When the matter was brought to the notice of Railway Administration (May
2004) and Railway Board (September 2004) they stated in July and December
2004 that:
The existing contract was for supply of machine crushed stone ballast
whereas the contract with which the Audit compared the rates was for
hand broken ballast. The rates for machine crushed ballast were always
higher and not comparable with hand broken ballast.
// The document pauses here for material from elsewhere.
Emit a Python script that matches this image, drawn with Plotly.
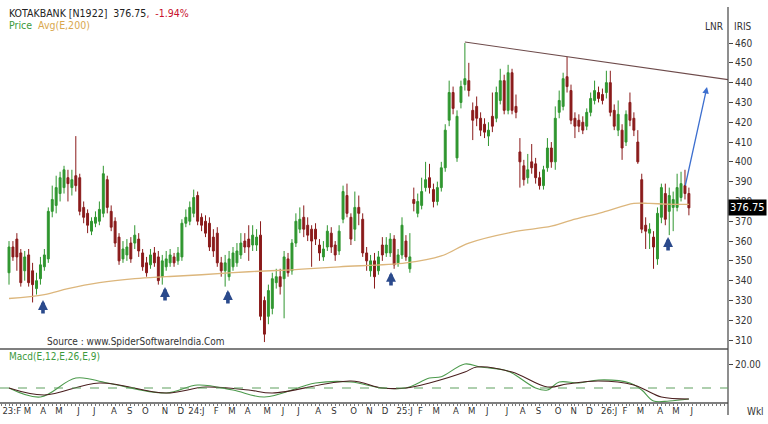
import pandas as pd
import plotly.graph_objects as go

# ---------------- data (weekly) ----------------
start_week = "2023-02-06"
opens = [344,357,361,354,345,353,345,336,341,347,351,375,378,384,387,392,387,393,392,377,
         374,365,369,370,374,391,375,370,362,351,353,359,359,361,354,349,348,354,352,342,
         347,349,352,350,352,369,370,374,383,372,370,369,362,364,349,345,342,347,349,353,
         360,361,358,358,363,330,322,326,339,342,341,351,345,359,366,372,368,366,366,358,
         352,357,364,358,355,371,383,372,366,377,371,354,345,350,345,358,354,354,361,349,
         353,360,346,381,374,378,387,392,386,380,387,397,421,435,402,430,439,441,426,428,
         422,419,413,423,422,431,441,426,445,428,405,398,392,400,399,392,388,397,407,400,
         425,428,443,436,422,421,420,418,425,431,435,434,435,440,426,416,416,410,430,422,
         410,391,368,364,362,351,372,384,375,377,377,382,388,384]
highs = [360,360,364,356,355,356,349,344,352,356,377,388,393,395,398,396,396,413,394,380,
         376,372,375,380,398,393,378,372,364,360,361,362,368,364,356,352,356,357,355,353,
         355,356,354,357,371,376,380,386,385,374,373,372,366,367,352,353,355,357,359,364,
         364,368,368,366,370,332,338,344,346,346,355,354,361,374,377,378,372,368,369,361,
         360,368,367,360,368,388,389,374,385,383,374,357,353,354,355,362,362,364,363,356,
         372,363,364,387,384,392,400,399,389,390,400,419,441,438,426,441,460,450,430,433,
         425,422,420,435,438,447,444,449,447,434,412,401,404,409,402,395,398,412,410,428,
         436,445,453,439,425,424,423,427,435,441,438,437,446,446,429,431,419,426,435,425,
         416,394,372,369,365,377,389,389,387,385,394,395,396,387]
lows = [338,350,345,337,340,337,329,333,338,345,349,372,374,380,384,380,383,385,373,369,
        364,363,367,368,372,374,365,357,348,349,350,349,356,352,345,342,346,347,338,338,
        345,347,347,348,350,367,368,372,368,365,362,355,352,347,342,337,340,345,347,351,
        354,350,355,355,320,309,318,323,336,333,321,342,343,357,364,362,360,347,358,350,
        350,355,354,350,353,369,372,358,360,368,352,345,342,336,343,350,352,352,346,347,
        351,350,344,375,372,376,385,384,377,378,385,395,418,424,400,427,436,433,411,418,
        413,412,408,415,420,429,424,424,424,422,387,388,389,394,389,386,386,395,397,396,
        422,426,435,419,412,415,414,416,423,429,430,429,432,423,416,413,401,408,418,413,
        399,364,356,356,346,348,369,368,363,365,375,380,381,373]
closes = [357,352,352,339,352,339,338,340,348,353,375,381,387,392,396,389,391,388,375,372,
          368,370,372,376,394,377,367,359,350,356,357,351,363,355,347,344,353,349,340,350,
          351,353,349,354,369,372,377,382,370,368,364,357,355,349,345,349,351,354,355,359,
          357,357,363,362,322,313,335,341,342,337,352,344,359,370,371,366,363,360,361,354,
          356,365,357,353,365,385,374,361,377,374,354,350,350,342,352,353,358,361,348,353,
          368,352,352,379,380,385,391,387,380,387,397,416,435,427,423,438,442,436,421,422,
          416,415,416,418,435,441,426,445,426,425,400,391,396,397,392,388,396,407,400,422,
          431,442,438,421,418,418,416,425,432,436,432,431,440,425,418,424,407,424,421,416,
          400,366,365,366,357,374,387,371,383,381,387,389,384,376.75]

# 200-week EMA, read at points (week index, value)
ema_idx = [0, 9, 15, 23, 32, 40, 49, 61, 72, 84, 101, 110, 117, 128, 138, 143, 151, 159, 163, 167, 173]
ema_val = [331, 333, 336, 339, 341, 342, 343, 344.5, 345.5, 347, 349, 352.5, 359, 364.5,
           367.5, 370.5, 374.5, 379, 379, 378.7, 378.5]

# MACD(12,26,9) lines, read at points (week index, value)
macd_idx = [0, 8, 17, 25, 40, 48, 57, 65, 78, 87, 95, 101, 107, 110, 116, 120, 126, 128,
            134, 137, 140, 145, 150, 158, 161, 164, 168, 173]
macd_val = [0, -7.5, 8.3, 4.2, -4.2, 2.5, -1.7, -7.5, 4.2, 5, 0, 0, 8.3, 9.4, 20, 17.5, 15,
            12.5, 0, -1.7, 5, 4.2, 6.7, 4.2, -1.7, -10.8, -10.8, -9.2]
sig_idx = [0, 9, 23, 40, 50, 61, 67, 87, 95, 101, 107, 116, 119, 128, 137, 142, 150, 159,
           162, 166, 173]
sig_val = [0, -5.8, 4.2, -4.2, 0.8, -1.7, -4.2, 5.8, 0, 0, 4.2, 13.3, 17.5, 13.3, 0.8, 3.3,
           5.8, 2.5, -1.7, -7.5, -9.2]

# resistance trend line (week index, price)
trend_idx = [116, 183]
trend_val = [460.5, 441.5]

# support arrows (week index, price at arrow tip)
arrow_idx = [8.65, 39.7, 55.7, 97.2, 167.7]
arrow_val = [330.2, 336.8, 335.3, 344.4, 362.0]

# projection arrow (from -> to)
proj_from = (172, 387.3)
proj_to = (177.6, 437.8)

price_ticks = list(range(310, 461, 10))
last_price = 376.75

# ---------------- build ----------------
dates = pd.date_range(start_week, periods=len(closes), freq="W-MON")
idx = list(range(len(closes)))
month_letters = "JFMAMJJASOND"
tickvals, ticktext = [], []
for i, d in enumerate(dates):
    if i == 0 or d.month != dates[i - 1].month:
        lab = month_letters[d.month - 1]
        if i == 0 or d.month == 1:
            lab = f"{d.year % 100}:{lab}"
        tickvals.append(i + 0.7)
        ticktext.append(lab)

GREEN = "#2f962f"
RED = "#8a1b1b"
FONT = "DejaVu Sans Condensed, DejaVu Sans, sans-serif"

fig = go.Figure()
fig.add_trace(go.Candlestick(
    x=idx, open=opens, high=highs, low=lows, close=closes,
    increasing=dict(line=dict(color=GREEN, width=1), fillcolor=GREEN),
    decreasing=dict(line=dict(color=RED, width=1), fillcolor=RED),
    whiskerwidth=0, xaxis="x", yaxis="y", showlegend=False, hoverinfo="skip"))
fig.add_trace(go.Scatter(x=ema_idx, y=ema_val, mode="lines", line=dict(color="#dcb67c", width=1.3, shape="spline"),
                         xaxis="x", yaxis="y", showlegend=False, hoverinfo="skip"))
fig.add_trace(go.Scatter(x=trend_idx, y=trend_val, mode="lines", line=dict(color="#6e4b4b", width=1.1),
                         xaxis="x", yaxis="y", showlegend=False, hoverinfo="skip", cliponaxis=True))
fig.add_trace(go.Scatter(x=macd_idx, y=macd_val, mode="lines", line=dict(color="#4c9a4c", width=1.1, shape="spline"),
                         xaxis="x2", yaxis="y2", showlegend=False, hoverinfo="skip"))
fig.add_trace(go.Scatter(x=sig_idx, y=sig_val, mode="lines", line=dict(color="#4a1f1f", width=1.1, shape="spline"),
                         xaxis="x2", yaxis="y2", showlegend=False, hoverinfo="skip"))

xr = [-2.29, 182.95]
p_dom = [1 - 349 / 424, 1 - 5 / 424]
m_dom = [1 - 403 / 424, 1 - 349 / 424]

fig.update_layout(
    width=768, height=424,
    margin=dict(l=0, r=40, t=0, b=0),
    paper_bgcolor="white", plot_bgcolor="white",
    font=dict(family=FONT, size=10, color="#333333"),
    hovermode=False,
    xaxis=dict(domain=[0, 1], range=xr, showticklabels=False, showgrid=False, zeroline=False,
               rangeslider=dict(visible=False), anchor="y"),
    yaxis=dict(domain=p_dom, range=[305.5, 479.2], side="right", anchor="x",
               tickvals=price_ticks, ticks="outside", ticklen=4, tickcolor="#444",
               showgrid=False, zeroline=False, showline=False,
               tickfont=dict(family=FONT, size=10, color="#333")),
    xaxis2=dict(domain=[0, 1], range=xr, anchor="y2", matches="x", showgrid=False, zeroline=False,
                tickmode="array", tickvals=tickvals, ticktext=ticktext, ticks="",
                tickfont=dict(family=FONT, size=9.5, color="#333"),
                minor=dict(tickmode="linear", tick0=0, dtick=1, ticks="outside", ticklen=2,
                           tickcolor="#777", showgrid=False)),
    yaxis2=dict(domain=m_dom, range=[-12.5, 32.5], side="right", anchor="x2",
                tickvals=[20], ticktext=["20.00"], ticks="outside", ticklen=4, tickcolor="#444",
                showgrid=False, zeroline=False, tickfont=dict(family=FONT, size=10, color="#333")),
)

shapes = [
    dict(type="line", xref="paper", yref="paper", x0=0, x1=1, y0=p_dom[0], y1=p_dom[0],
         line=dict(color="#555", width=1.3)),
    dict(type="line", xref="paper", yref="paper", x0=0, x1=1, y0=m_dom[0], y1=m_dom[0],
         line=dict(color="#555", width=1.3)),
    dict(type="line", xref="paper", yref="paper", x0=1, x1=1, y0=1 - 415 / 424, y1=1 - 7 / 424,
         line=dict(color="#444", width=1.2)),
    dict(type="line", xref="paper", yref="y2", x0=0, x1=1, y0=0, y1=0,
         line=dict(color="#5fa05f", width=1.1, dash="dash")),
]
fig.update_layout(shapes=shapes)

ann = [
    dict(xref="paper", yref="paper", x=0, y=1 - 13 / 424, xanchor="left", yanchor="middle", xshift=7,
         text="KOTAKBANK [N1922]  376.75<span style='color:#c8102e'>,  -1.94%</span>",
         showarrow=False, font=dict(family=FONT, size=10.5, color="#222")),
    dict(xref="paper", yref="paper", x=0, y=1 - 25 / 424, xanchor="left", yanchor="middle", xshift=7,
         text="<span style='color:#3c9a3c'>Price</span>  <span style='color:#d9a84e'>Avg(E,200)</span>",
         showarrow=False, font=dict(family=FONT, size=10.5)),
    dict(xref="paper", yref="paper", x=1, y=1 - 26 / 424, xanchor="right", yanchor="middle", xshift=-3,
         text="LNR", showarrow=False, font=dict(family=FONT, size=10, color="#333")),
    dict(xref="paper", yref="paper", x=1, y=1 - 26 / 424, xanchor="left", yanchor="middle", xshift=4,
         text="IRIS", showarrow=False, font=dict(family=FONT, size=10, color="#333")),
    dict(xref="paper", yref="paper", x=45 / 728, y=1 - 341 / 424, xanchor="left", yanchor="middle",
         text="Source : www.SpiderSoftwareIndia.Com", showarrow=False,
         font=dict(family=FONT, size=10, color="#333")),
    dict(xref="paper", yref="paper", x=0, y=1 - 356 / 424, xanchor="left", yanchor="middle", xshift=7,
         text="Macd(E,12,E,26,E,9)", showarrow=False, font=dict(family=FONT, size=10, color="#3c9a3c")),
    dict(xref="paper", yref="paper", x=1, y=1 - 411 / 424, xanchor="left", yanchor="middle", xshift=17,
         text="Wkl", showarrow=False, font=dict(family=FONT, size=10, color="#333")),
    dict(xref="paper", yref="y", x=1, y=last_price, xanchor="left", yanchor="middle", xshift=0,
         text=f"{last_price:.2f}", showarrow=False, bgcolor="black", borderpad=1,
         font=dict(family=FONT, size=11, color="white")),
    dict(xref="x", yref="y", x=proj_to[0], y=proj_to[1], axref="x", ayref="y",
         ax=proj_from[0], ay=proj_from[1], showarrow=True, arrowhead=2, arrowsize=1,
         arrowwidth=1.3, arrowcolor="#3d6fcf", text=""),
]
for xi, yi in zip(arrow_idx, arrow_val):
    ann.append(dict(xref="x", yref="y", x=xi, y=yi, ax=0, ay=15, showarrow=True, arrowhead=2,
                    arrowsize=0.55, arrowwidth=3.6, arrowcolor="#2b4a8c", text=""))
fig.update_layout(annotations=ann)

fig.write_html("out.html")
Transportation cost form major component of the cost of ballast and due to
increase in diesel prices in September 1999, there was increase in the cost
of ballast also.
Kidnapping of Railway’s officials in the month of September 1999 might
have kept away the other prospective tenderers from sending their
quotation thereby leaving no scope for obtaining much favourable rates
even by retendering.
These arguments are not tenable:
The Tender Committee in one of the cases had admitted that the difference
in the cost of machine crushed and hand broken is Rs.50 per cum.
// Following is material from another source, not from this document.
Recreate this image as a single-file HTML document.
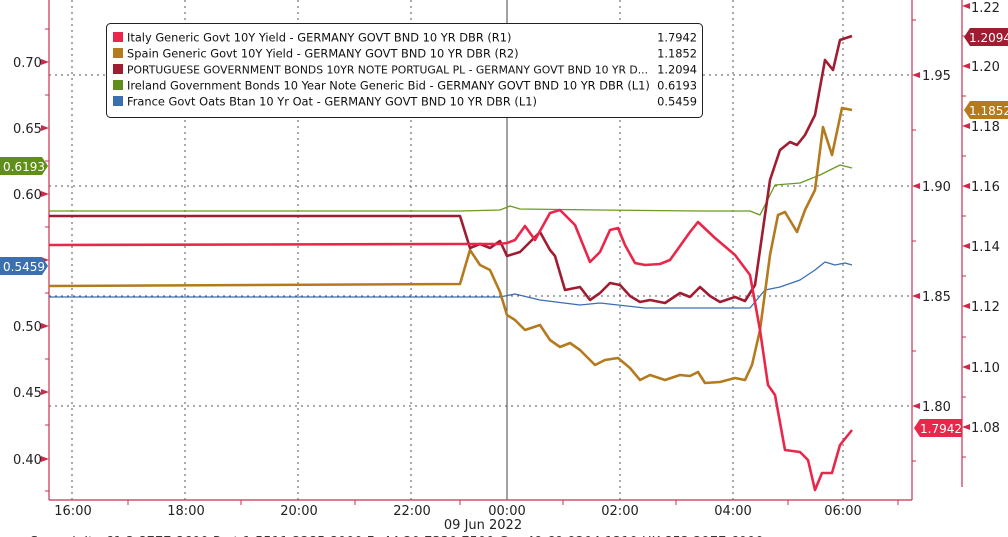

However, the difference between the accepted rates of the contract in
Report No.8 of 2005 (Railways)
question and the one entered at a nearby location was of Rs.269.50 per
As per tender committee, the transportation cost works out to
approximately 30 per cent of total cost. Taking the increase of diesel prices
which took place in September 1999, the last accepted rates would have
gone up by Rs.16 making the last accepted rates of hand broken ballast as
Rs.546 per cum. Adding the difference of Rs.50 for machine crushed
ballast the reasonable rates would have been Rs.596 as against the
accepted rates of Rs.799.50 per cum.
The fact that kidnapping of Railway officials might have prevented the
prospective tenderers from quoting their rates is not relevant and cannot be
accepted as valid ground for not going for retendering.
Northeast Frontier:
abandoned MG line
Injudicious decision to restore abandoned MG line led to infructuous
expenditure of Rs.0.61 crore
A detailed estimate was sent to the Railway Board for GC of Lumding to
Dibrugarh including branch and loop lines. The Railway Board sanctioned
(October 1993) straight conversion of Lumding –Tinsukia - Dibrugarh section
with only two branch lines viz. Tinsukia (TSK) - Lekhapani (LKPE) and
Makum-Dangri. The GC of the branch line from TSK to LKPE was taken up
upto Tirap (TPWF) only and completed by March 1997 and since then the
section from TPWF-LKPE was lying abandoned. In February 2001, the GM
decided to restore the TPWF–LKPE MG line. The contract agreements were,
therefore, executed and the work was completed in March 2002 at a total
expenditure of Rs.0.61 crore. No train services have been run on the restored
line so far (October 2004).
When the matter was taken up (May 2004), the Railway Administration stated
(July 2004) that work was taken up on the GM’s directives and on behest of
the Minister of State for Home and Industries, Assam. The Minister wanted a
vintage steam safari to be run on TPWF-LKPE line during festival days, when
large number of tourists including foreign tourists were expected to come.
This is not tenable. The very fact that no train has been run till date (August
2004) is a clear indication that directions to restore the line were issued
without any proper assessment of traffic potential. The operational constraints
and difficulties in obtaining and maintaining rolling stock required for running
trains on the gauge locked MG section of 5.5 kms. were also not considered.
Further, no costing of running the train was undertaken before commencing
the restoration work.
Thus, decision of restoring the abandoned MG line between TPWF - LKPE
without proper examination of its viability as a commercial venture or for
tourism purposes led to the investment of Rs.0.61 crore as totally infructuous.
The matter was brought to the notice of the Railway Board in September 2004
and their reply has not been received (December 2004).